Fig 7. European ships moored in the port of Canton in the 18th century reflected the West's desire to trade with China. Western merchants regarded the China trade as an immensely rich prospect, but China refused to allow trading. From 1557 the Portuguese had had a monopoly of trade with China from Macao until the Dutch began to trade but attempts by the British East India Company in the early 17th century failed to gain official approval. The Europeans pressed for trading concessions, but from the 1750s all foreign trade had to go through Canton and was strictly supervised by the state. British trade in tea grew during the 18th century and in the 1780s they began to smuggle in opium profitably from India.
The Ming or "Brilliant" dynasty (1368–1644) was founded by a Buddhist peasant who became leader of the rebel bands that overthrew the Mongol rule. He made his capital at Nanking and gave himself the title Hung Wu (reigned 1368–1398). Under the new emperor the government reverted to the T'ang system of Confucianism, taxes were reduced and peasants were encouraged to work harder by being allowed to keep the land they reclaimed. The empire expanded, taking in vassal states which included Annam and Siam. Maritime expansion also occurred and under the able command of Admiral Cheng Ho fleets of exceptionally large Chinese vessels made seven expeditions between 1405 and 1433 to places as far away as Sri Lanka, the Persian Gulf and parts of Africa. The ships carried merchandise and Cheng Ho was able to establish trading relations with about 30 ports.

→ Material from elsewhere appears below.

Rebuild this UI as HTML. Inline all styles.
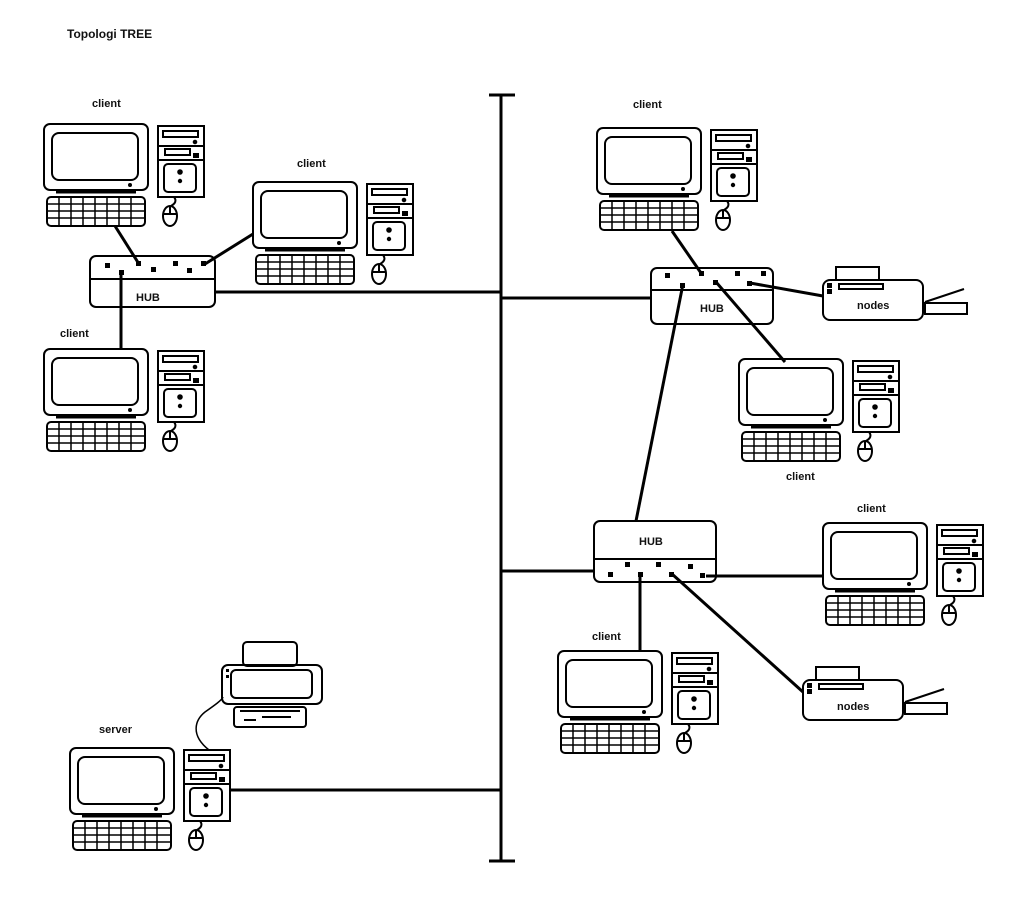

Protection of the homeland
At home the government was determined to defeat further invasions from the north. The Great Wall was repaired, many towns were fortified and Nanking was surrounded by a wall 32 kilometers (20 miles) long and 18 m (60 ft) high. This "closed door" policy of the Ming was similar to that of the early Sung period, which had also established Chinese rule over the Middle Kingdom after a period that had witnessed foreign intervention. In spite of this attitude the Ming were to see the arrival of Europeans from the south. The Portuguese established a settlement in Macao and were followed by missionaries. The Ming built numerous palaces and splendid tombs, the most famous being the Imperial Palace in Peking (Fig 1) and the tombs of the emperors north of the city (Fig 3). In 1958 that of the Wan-li emperor was opened to reveal three lacquer coffins containing the bodies of the emperor and two of his wives.

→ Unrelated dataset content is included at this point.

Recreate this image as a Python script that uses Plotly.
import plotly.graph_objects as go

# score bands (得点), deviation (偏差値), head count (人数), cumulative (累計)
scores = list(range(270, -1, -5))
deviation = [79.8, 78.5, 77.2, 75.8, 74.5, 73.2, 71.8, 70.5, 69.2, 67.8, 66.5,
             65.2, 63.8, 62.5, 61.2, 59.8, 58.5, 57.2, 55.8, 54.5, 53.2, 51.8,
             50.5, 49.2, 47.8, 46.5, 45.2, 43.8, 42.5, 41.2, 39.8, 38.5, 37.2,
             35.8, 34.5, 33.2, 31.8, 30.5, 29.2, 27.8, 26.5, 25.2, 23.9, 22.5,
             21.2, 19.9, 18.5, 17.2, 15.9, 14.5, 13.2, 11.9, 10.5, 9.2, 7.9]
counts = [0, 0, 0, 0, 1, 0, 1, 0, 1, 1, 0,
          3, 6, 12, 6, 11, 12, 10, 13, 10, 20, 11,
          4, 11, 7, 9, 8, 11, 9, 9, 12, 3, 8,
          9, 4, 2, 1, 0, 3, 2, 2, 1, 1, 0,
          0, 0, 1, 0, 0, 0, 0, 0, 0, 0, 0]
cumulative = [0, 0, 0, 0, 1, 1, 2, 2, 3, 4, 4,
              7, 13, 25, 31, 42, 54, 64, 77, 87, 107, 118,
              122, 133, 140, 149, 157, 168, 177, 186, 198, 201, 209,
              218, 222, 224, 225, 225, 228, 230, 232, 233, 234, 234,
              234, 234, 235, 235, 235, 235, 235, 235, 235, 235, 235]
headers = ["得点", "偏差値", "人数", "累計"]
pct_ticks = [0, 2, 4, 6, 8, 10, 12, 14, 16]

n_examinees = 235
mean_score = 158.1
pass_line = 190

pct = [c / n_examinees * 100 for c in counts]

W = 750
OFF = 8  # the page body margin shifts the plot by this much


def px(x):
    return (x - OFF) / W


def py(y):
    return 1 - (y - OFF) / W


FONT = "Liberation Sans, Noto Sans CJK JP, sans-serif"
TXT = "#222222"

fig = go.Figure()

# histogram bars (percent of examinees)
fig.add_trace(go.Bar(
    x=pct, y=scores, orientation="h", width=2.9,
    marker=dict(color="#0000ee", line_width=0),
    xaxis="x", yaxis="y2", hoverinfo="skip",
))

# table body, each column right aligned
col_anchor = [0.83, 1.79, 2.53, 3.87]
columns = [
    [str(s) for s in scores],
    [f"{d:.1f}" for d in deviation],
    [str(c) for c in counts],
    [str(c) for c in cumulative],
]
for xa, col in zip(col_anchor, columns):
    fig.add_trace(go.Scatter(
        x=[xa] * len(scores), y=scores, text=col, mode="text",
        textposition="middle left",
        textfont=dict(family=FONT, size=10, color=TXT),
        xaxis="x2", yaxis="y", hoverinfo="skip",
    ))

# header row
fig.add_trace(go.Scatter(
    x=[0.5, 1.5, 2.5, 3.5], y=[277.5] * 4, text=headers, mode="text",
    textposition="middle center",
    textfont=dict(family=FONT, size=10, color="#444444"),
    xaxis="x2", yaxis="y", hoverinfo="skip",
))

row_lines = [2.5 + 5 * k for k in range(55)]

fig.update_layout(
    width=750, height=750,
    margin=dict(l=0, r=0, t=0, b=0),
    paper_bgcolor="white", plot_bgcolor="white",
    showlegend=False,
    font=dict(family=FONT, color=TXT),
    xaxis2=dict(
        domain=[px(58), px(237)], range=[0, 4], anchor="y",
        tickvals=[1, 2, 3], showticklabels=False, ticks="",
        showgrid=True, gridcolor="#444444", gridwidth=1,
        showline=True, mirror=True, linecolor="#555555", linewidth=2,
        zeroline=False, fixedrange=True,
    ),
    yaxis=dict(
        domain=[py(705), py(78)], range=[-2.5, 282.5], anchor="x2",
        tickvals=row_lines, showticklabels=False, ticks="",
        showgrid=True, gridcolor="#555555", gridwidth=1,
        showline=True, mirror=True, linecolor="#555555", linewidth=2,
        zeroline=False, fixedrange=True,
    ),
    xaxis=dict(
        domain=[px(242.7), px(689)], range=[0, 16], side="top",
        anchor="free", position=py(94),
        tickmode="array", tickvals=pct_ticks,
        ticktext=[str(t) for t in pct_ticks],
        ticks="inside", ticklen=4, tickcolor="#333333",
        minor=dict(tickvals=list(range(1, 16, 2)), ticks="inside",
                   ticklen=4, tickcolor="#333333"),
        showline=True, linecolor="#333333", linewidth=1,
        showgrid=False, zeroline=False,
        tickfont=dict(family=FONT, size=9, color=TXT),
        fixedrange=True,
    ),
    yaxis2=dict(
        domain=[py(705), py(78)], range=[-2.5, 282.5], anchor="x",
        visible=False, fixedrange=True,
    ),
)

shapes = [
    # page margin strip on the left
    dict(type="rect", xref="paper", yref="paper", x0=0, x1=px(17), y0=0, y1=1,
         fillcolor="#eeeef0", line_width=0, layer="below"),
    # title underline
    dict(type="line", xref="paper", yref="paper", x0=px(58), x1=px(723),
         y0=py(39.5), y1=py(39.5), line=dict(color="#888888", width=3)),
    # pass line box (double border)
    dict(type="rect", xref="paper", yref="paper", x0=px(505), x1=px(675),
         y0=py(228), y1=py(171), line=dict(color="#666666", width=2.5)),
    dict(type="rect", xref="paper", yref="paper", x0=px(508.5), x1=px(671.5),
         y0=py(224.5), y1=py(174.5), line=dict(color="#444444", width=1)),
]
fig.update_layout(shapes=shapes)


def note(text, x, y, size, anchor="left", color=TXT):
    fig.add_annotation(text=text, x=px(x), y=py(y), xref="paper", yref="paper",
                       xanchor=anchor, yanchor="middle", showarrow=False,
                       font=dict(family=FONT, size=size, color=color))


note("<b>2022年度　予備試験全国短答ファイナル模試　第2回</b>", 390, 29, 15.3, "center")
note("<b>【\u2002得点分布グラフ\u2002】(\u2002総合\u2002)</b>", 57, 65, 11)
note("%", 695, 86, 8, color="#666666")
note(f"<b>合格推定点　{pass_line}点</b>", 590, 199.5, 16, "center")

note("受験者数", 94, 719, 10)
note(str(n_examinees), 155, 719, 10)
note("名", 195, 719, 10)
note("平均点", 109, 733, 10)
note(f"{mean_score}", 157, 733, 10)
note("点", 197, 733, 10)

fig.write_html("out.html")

|The tomb of the Ming Wan-li emperor (1573–1620) is situated at the foot of rugged mountains to the northwest of Peking. The complex is approached by an avenue lined with impressive stone sculptures of guardian animals, soldiers and officials. Work on the tombs began in 1584 and took four years.|
The end of the Ming dynasty
In spite of all the elaborate precautions for security, the Brilliant dynasty reached its end when northern barbarians, in this case the Manchus, entered north China. They came at the request of the Ming commander who sought their help to unseat a rebel, Li Tzu-ch'eng, who had made himself master of Peking. Rather than submit to humiliation the last Ming emperor hanged himself and the rebel emperor in his turn was overthrown by the Manchus whose leader, Fu-lin (1638–1661), proclaimed himself emperor and set up the Ch'ing or "Pure" dynasty. For a century and a half the Manchus governed wisely; they provided the country with domestic prosperity and extended its boundaries beyond all previous limits. The emperors ruled as conquerors and skillfully protected themselves against rebellion by instituting a system of banners. These were military and administrative divisions in which the people were systematically registered, taxed and conscripted. The Manchus were unable either to read or write and accepted the Ming examination procedure for the selection of civil service officials. They were careful, however, to forbid the Chinese to hold office in their native provinces and they also divided responsibility in such a way that the officials were obliged to keep a check on one another. The Manchus were more sophisticated than the Mongols and proved to be neither barbarous nor destructive, but in fact grew to admire Chinese culture. One of their first acts was to request a group of scholars to write a history of the Ming dynasty which was followed by a vast encyclopedia, the Ssu-k'u ch'uan-shu, comprising 36,000 volumes, begun in 1772 and completed in 1781.
|This Ming imperial crown, decorated with a phoenix, is indicative of Ming wealth and their patronage of the arts.|
The influence of the Manchu
Abroad Manchu authority spread to Manchuria, Mongolia, Tibet, and Turkestan. During the Ch'ien Lung era their armies entered Burma, Nepal and Annam (Fig 5). As the empire grew in size and wealth foreigners increased their pressure to trade with this huge untapped territory. The Jesuits, who had been accepted during the Ming dynasty, were now followed by other Catholic orders from Europe and before the end of the seventeenth century Franciscans, Dominicans, Augustinians, and members of the Society of Foreign Missions in Paris had established themselves in several cities in the interior. European merchants did not penetrate China as readily as the missionaries, but they persisted in their efforts and eventually limited trading facilities became available for the French, British, Dutch and Portuguese. In 1784 the first of many ships from the United States arrived. By the middle of the eighteenth century British trade, the monopoly of the British East India Company, had outpaced all others (Fig 7). Chinese silk, tea, cotton and porcelain were in endless demand in Europe. However, business could be carried out only through selected groups of Chinese merchants, the Co-Hung. There were no fixed tariffs, a policy that increased corruption amongst officials. The Chinese were forbidden to teach the foreigners their language and foreigners had to submit to Chinese law in Chinese courts, where the Chinese with their belief in group responsibility held the foreign communities liable for the misdemeanor of any of their members. Such conditions soon became impossible. The Western trading countries therefore sent missions to Peking (Fig 4), which began the lengthy process of bringing China out of her diplomatic, cultural and economic isolation.